Soundtrack album by John Coltrane
- Released: September 27, 2019
- Recorded: June 24, 1964
- Studios: Van Gelder Studio, Englewood Cliffs, New Jersey, U.S.
- Genre: Jazz
- Length: 36:33
- Language: Instrumental
- Label: Impulse!

John Coltrane chronology
| Both Directions at Once: The Lost Album (2018) | Blue World (2019) | A Love Supreme: Live in Seattle (2021) |

= Blue World (album) =

Blue World is an album of 1964 John Coltrane recordings, created as a film soundtrack and released on September 27, 2019. The release has received positive reception from critics.

==Recording and release==
The album was recorded at Van Gelder Studio with the Classic Quartet in between the Crescent and A Love Supreme sessions for the film Le chat dans le sac. Director Gilles Groulx was friends with Jimmy Garrison and he used that relationship to request songs for Coltrane's quartet to record. Groulx traveled to the United States to attend the recording sessions for Coltrane's only soundtrack work and Coltrane recorded it without informing his record label. After three hours in the studio, Groulx took the master tapes with him to Canada.
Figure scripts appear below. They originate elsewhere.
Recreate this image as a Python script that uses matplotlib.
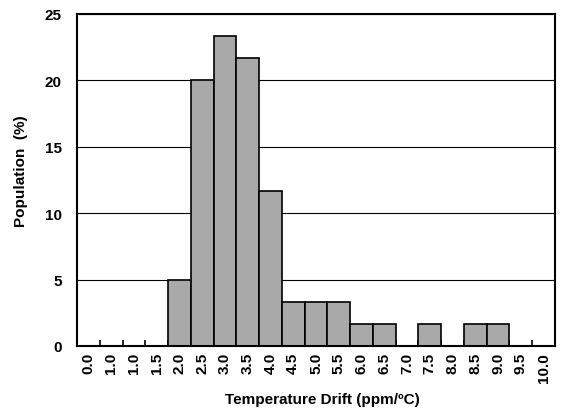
import numpy as np
import matplotlib
matplotlib.use("Agg")
import matplotlib.pyplot as plt

plt.rcParams['font.family'] = ['Liberation Sans', 'DejaVu Sans']

# bin labels as printed on the chart
bin_labels = ["0.0", "1.0", "1.0", "1.5", "2.0", "2.5", "3.0", "3.5", "4.0", "4.5",
              "5.0", "5.5", "6.0", "6.5", "7.0", "7.5", "8.0", "8.5", "9.0", "9.5", "10.0"]
# population per bin (%)
population = [0, 0, 0, 0, 5.0, 20.0, 23.33, 21.67, 11.67, 3.33,
              3.33, 3.33, 1.67, 1.67, 0, 1.67, 0, 1.67, 1.67, 0, 0]
y_ticks = [0, 5, 10, 15, 20, 25]

fig = plt.figure(figsize=(5.66, 4.14), dpi=100)
ax = fig.add_axes([77 / 566, 1 - 347 / 414, 478 / 566, 332 / 414])

x = np.arange(len(bin_labels))
ax.set_axisbelow(True)
ax.yaxis.grid(True, color='black', linewidth=0.8)
ax.bar(x, population, width=1.0, color='#A9A9A9', edgecolor='black', linewidth=1.2)

ax.set_xlim(-0.5, len(bin_labels) - 0.5)
ax.set_ylim(0, 25)
ax.set_yticks(y_ticks)
ax.set_yticklabels([str(v) for v in y_ticks], fontsize=11, fontweight='bold')
ax.tick_params(axis='y', length=0, pad=11)

ax.set_xticks(x)
ax.set_xticklabels(bin_labels, rotation=90, fontsize=11, fontweight='bold')
ax.tick_params(axis='x', which='major', length=0, pad=4.5)
ax.set_xticks(np.arange(-0.5, len(bin_labels)), minor=True)
ax.tick_params(axis='x', which='minor', direction='in', length=4, width=1.2)

for s in ax.spines.values():
    s.set_linewidth(1.5)

ax.set_xlabel("Temperature Drift (ppm/ºC)", fontsize=11, fontweight='bold')
ax.xaxis.set_label_coords(0.513, -0.138)
ax.set_ylabel("Population  (%)", fontsize=11, fontweight='bold')
ax.yaxis.set_label_coords(-0.102, 0.53)

fig.savefig("out.png", dpi=100)
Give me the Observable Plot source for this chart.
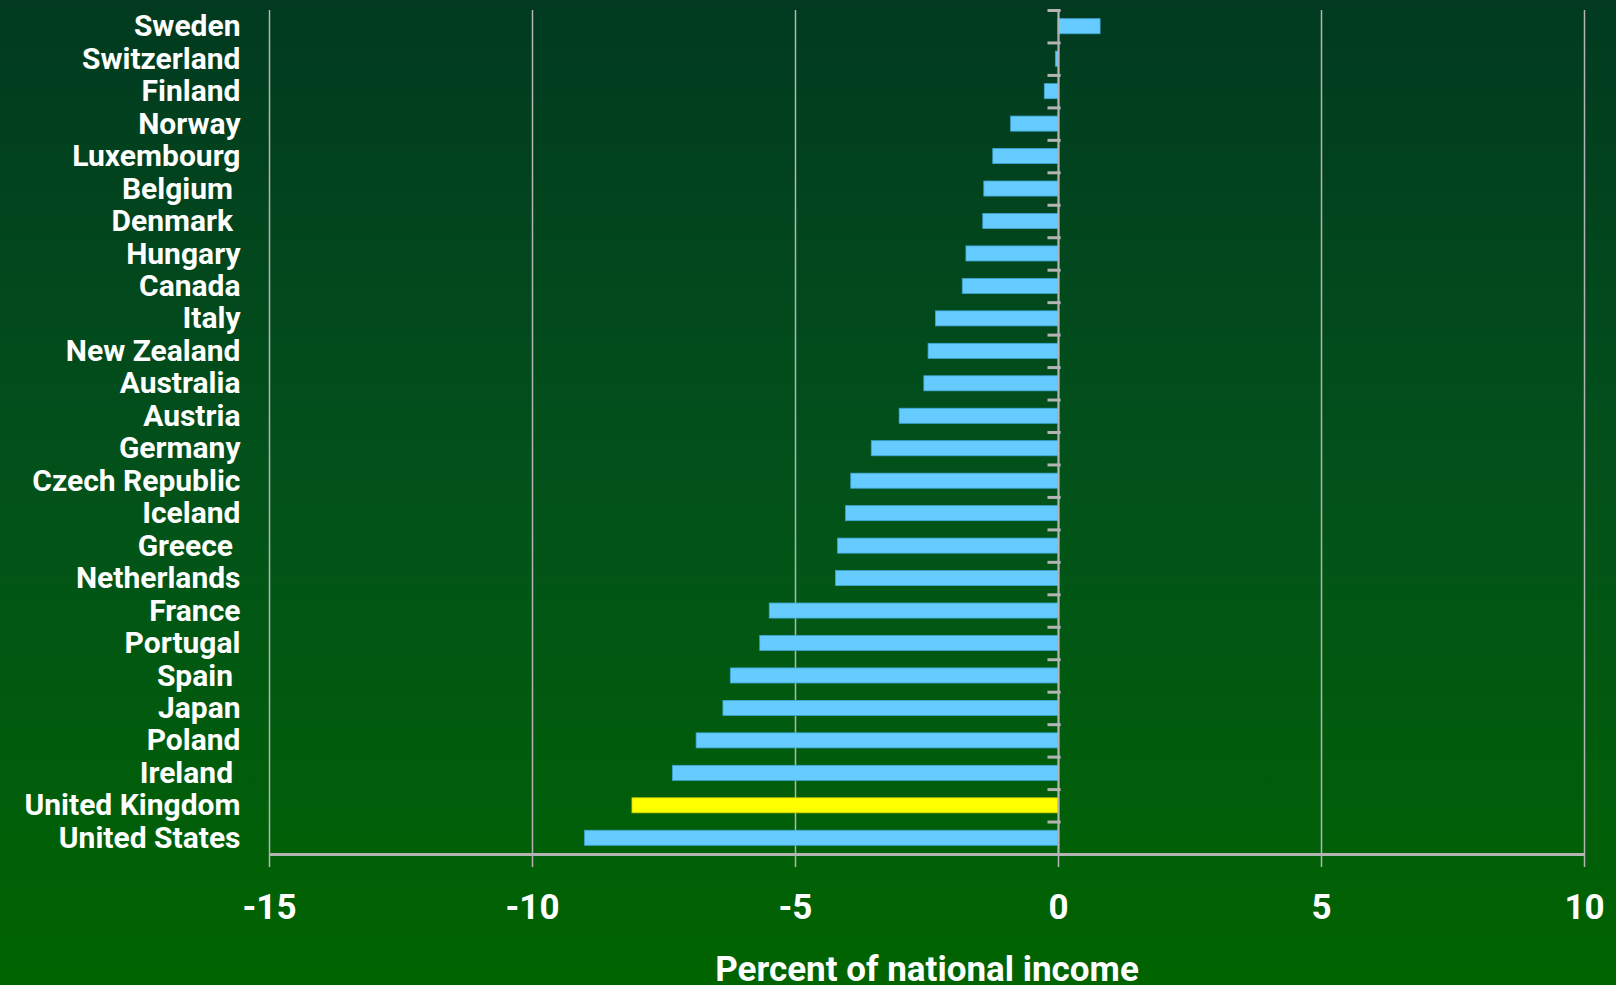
<!DOCTYPE html>
<html>
<head>
<meta charset="utf-8">
<script src="https://cdn.jsdelivr.net/npm/d3@7"></script>
<script src="https://cdn.jsdelivr.net/npm/@observablehq/plot@0.6"></script>
<style>
  html, body { margin: 0; padding: 0; overflow: hidden; background: #004a18; }
  #chart svg { display: block; }
</style>
</head>
<body>
<div id="chart"></div>
<script>
// Countries, top to bottom (trailing non-breaking spaces reproduce the source's label offsets)
const countries = [
  "Sweden", "Switzerland", "Finland", "Norway", "Luxembourg", "Belgium\u00a0", "Denmark\u00a0",
  "Hungary", "Canada", "Italy", "New Zealand", "Australia", "Austria", "Germany",
  "Czech Republic", "Iceland", "Greece\u00a0", "Netherlands", "France", "Portugal", "Spain\u00a0",
  "Japan", "Poland", "Ireland\u00a0", "United Kingdom", "United States"
];
const values = [
  0.80, -0.05, -0.26, -0.90, -1.24, -1.41, -1.43,
  -1.75, -1.82, -2.33, -2.47, -2.55, -3.02, -3.55,
  -3.94, -4.04, -4.19, -4.23, -5.49, -5.67, -6.23,
  -6.37, -6.88, -7.33, -8.10, -9.00
];
const highlighted = ["United Kingdom"];
const xTicks = [-15, -10, -5, 0, 5, 10];
const axisTitle = "Percent of national income";

const data = countries.map((c, i) => ({country: c, value: values[i], index: i}));
const boundaries = d3.range(countries.length);   // band edges for the category ticks
const labelPositions = countries.map((c, i) => i + 0.5);

const gray = "#b4b4b4";
const font = "Roboto, Lato, 'DejaVu Sans Condensed', sans-serif";

const chart = Plot.plot({
  width: 1616,
  height: 985,
  marginLeft: 269,
  marginRight: 32,
  marginTop: 10,
  marginBottom: 131,
  style: {
    background: "linear-gradient(to bottom, #013a20 0%, #02521a 50%, #006400 100%)",
    fontFamily: font,
    fontWeight: "bold",
    color: "white"
  },
  x: {domain: [-15, 10]},
  y: {domain: [0, countries.length], reverse: true},
  marks: [
    Plot.gridX(xTicks, {stroke: gray, strokeOpacity: 1, strokeWidth: 1.5, y1: 0, y2: countries.length}),
    Plot.axisX(xTicks, {
      anchor: "bottom",
      tickSize: 13,
      tickPadding: 27,
      stroke: gray,
      strokeWidth: 1.5,
      fontSize: 35,
      fill: "white",
      label: axisTitle,
      labelArrow: "none",
      labelAnchor: "center",
      labelOffset: 126,
      tickFormat: d => d < 0 ? "-" + Math.abs(d) : String(d)
    }),
    Plot.axisY(labelPositions, {
      anchor: "left",
      tickSize: 0,
      tickPadding: 29,
      fontSize: 30,
      letterSpacing: "-0.6px",
      fill: "white",
      label: null,
      tickFormat: (d) => countries[Math.floor(d)]
    }),
    Plot.rectX(data, {
      x1: 0,
      x2: "value",
      y1: "index",
      y2: d => d.index + 1,
      insetTop: 8.7,
      insetBottom: 8.7,
      fill: d => highlighted.includes(d.country) ? "#ffff00" : "#66ccff",
      stroke: d => highlighted.includes(d.country) ? "#c8c800" : "#3fa6d6",
      strokeWidth: 0.8
    }),
    Plot.ruleX([0], {stroke: gray, strokeWidth: 2, y1: 0, y2: countries.length}),
    Plot.ruleY(boundaries, {x1: -0.2, x2: 0.05, stroke: gray, strokeWidth: 3}),
    Plot.ruleY([countries.length], {stroke: gray, strokeWidth: 3})
  ]
});

document.getElementById("chart").appendChild(chart);
</script>
</body>
</html>
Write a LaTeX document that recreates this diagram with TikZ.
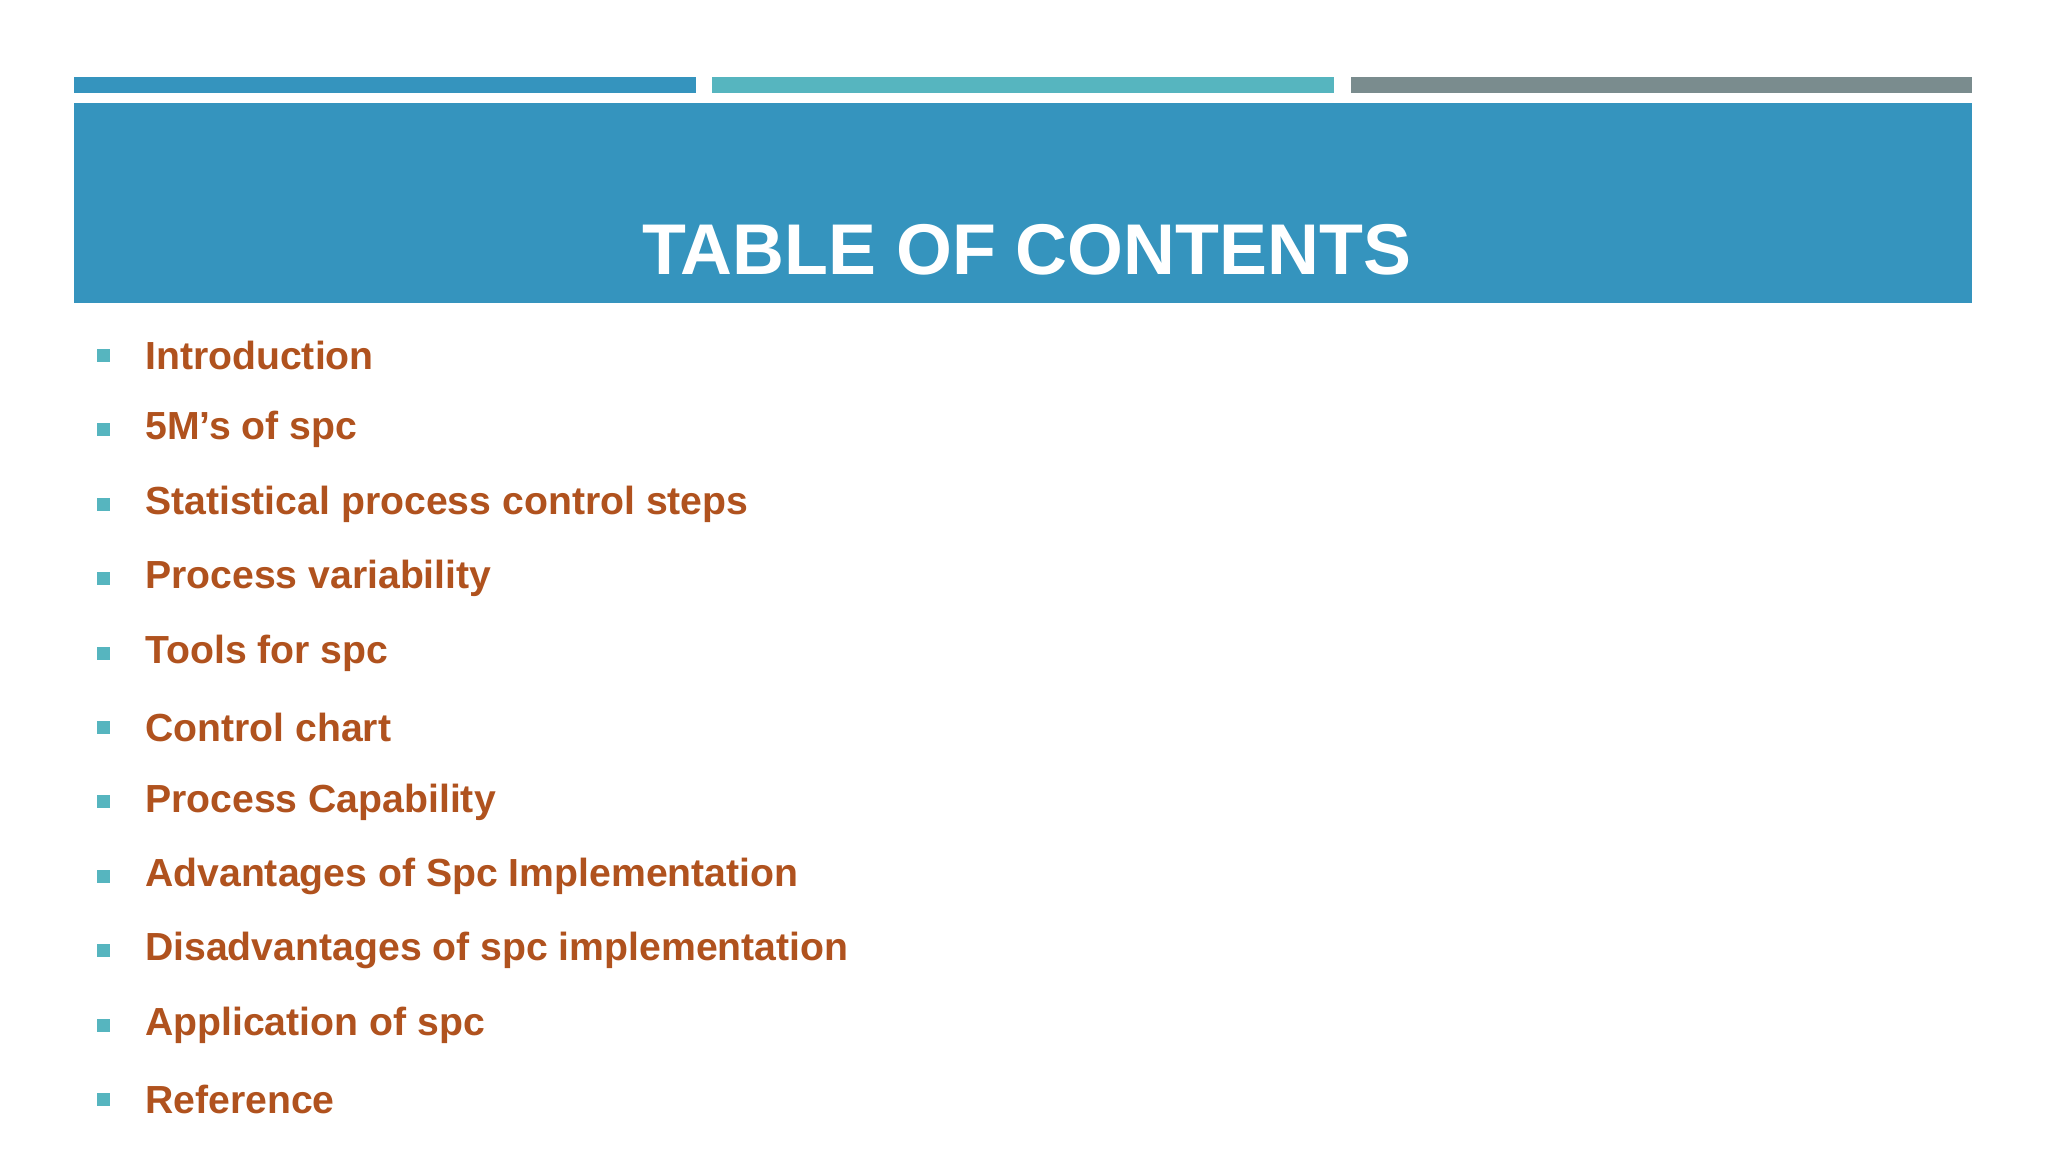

The recordings were stored away until the early 21st century, when an archivist from the National Film Board of Canada was tasked with assembling Groulx's work. The government agency negotiated with Impulse! Records to have the album released. Release was delayed by several years due to the NFB owning the rights to the tape itself but Impulse! having the rights to release it as an album. The original composition "Blue World" was released on August 16, 2019, along with the announcement of the album.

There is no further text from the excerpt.